Audit every single campaign structure first—we inherited a mess like this and found the agency was running duplicate keywords across 8 different ad groups, bleeding budget like crazy.

Mar 22

That's rough. Quick question — do you have access to the actual campaign structure in Google Ads/Meta, or did they lock you out completely? And what's your team size right now? Because 40K/month with zero documentation is salvageable, but only if you can at least see what's running.

Mar 22

This happened to us at my last company—agency ghosted half their clients during a rebrand. Here's what saved us:

  • Pull every campaign into a spreadsheet immediately.

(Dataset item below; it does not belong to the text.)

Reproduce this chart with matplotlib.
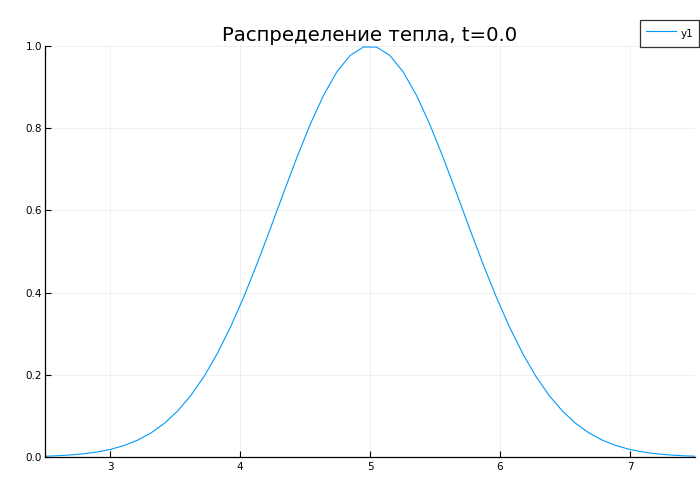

Screenshot account structure, keywords, audiences, bid strategy. Google Ads Editor exports everything as .xml files—download those first thing.
  • Get conversion tracking audited. We discovered the agency's tracking was broken for 6 months. Used Ruler Analytics to map actual revenue to clicks. Turns out ROI was worse than reported.
  • Audit the spend allocation. We found 40% of budget going to keywords that never converted. Killed those immediately.
  • For home services specifically—call 50 recent customers and ask how they found you. That's your real keyword baseline, not what the agency claimed was working.
  • Set up a new account structure in parallel while keeping theirs live for 2 weeks. We used PPC.co's templates for home services as a starting point.
  • Your 50-150% ROI for home services is brutal if your CAC needs to be under 30% of job value. We stabilized at 40-60% within 90 days by finding leaks and killing waste. Don't panic—agencies often just inflate spend without scrutiny.